Natural gas drying up

Experts say shortfall in commodity will mean higher prices

Published: Sunday, March 7 2004 12:00 a.m. MST

Natural gas once was touted as the abundant, affordable energy source of the future.

Now there are escalating worries about a massive shortfall of the commodity, and that could lead to higher prices for the fuel that is used to heat most Utah homes and run some of the state's power plants.

Sounding the alarm is Andrew Weissman, founder and chairman of Energy Ventures Group LLC, based in Washington, D.C.

Weissman, a graduate of Harvard Law School who has focused his 26-year career on the energy industry, said natural gas-fired power plants are driving volatility, putting tremendous pressure on electricity prices.

Today natural gas is the fuel used for about 19 percent of U.S. electric power generation.

According to the U.S. Energy Information Administration, natural gas prices have more than doubled since the late 1990s, when prices averaged $2 to $3 per thousand cubic feet. In the past three years prices have ranged between $4 and $6 per thousand cubic feet.

"I don't think those are short-term events," Weissman told a group of journalists last month at an energy seminar sponsored by the Knight Center for Specialized Journalism at the University of Maryland. "They're early warning signs of what is to come."

In fact, Weissman said the pending natural gas shortage will present the biggest challenge facing energy providers and the U.S. economy for most of the next decade.

As evidence, Weissman points to a September 2003 study by the National Petroleum Council, which concluded that North America is fast approaching a time in which it will no longer be self-reliant in meeting its natural gas needs.

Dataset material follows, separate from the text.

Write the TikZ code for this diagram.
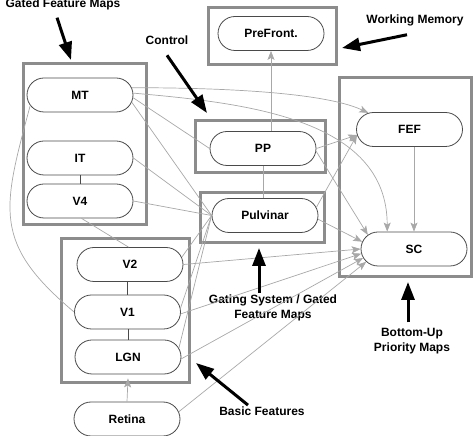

"I think we are heading towards an enormous problem," Weissman said. "More often than not in the next decade we will have severe shortages."

The current emergency, Weissman contends, developed from two converging events.

In 1987, amendments to the federal Powerplant and Industrial Fuel Use Act removed restrictions on the use of natural gas in power generation. But as the federal government was setting the stage for a deregulated natural gas market, most major gas fields in the United States and Canada were rapidly aging.

According to the petroleum council report, natural gas demand grew by more than 40 percent between 1986 and 1997.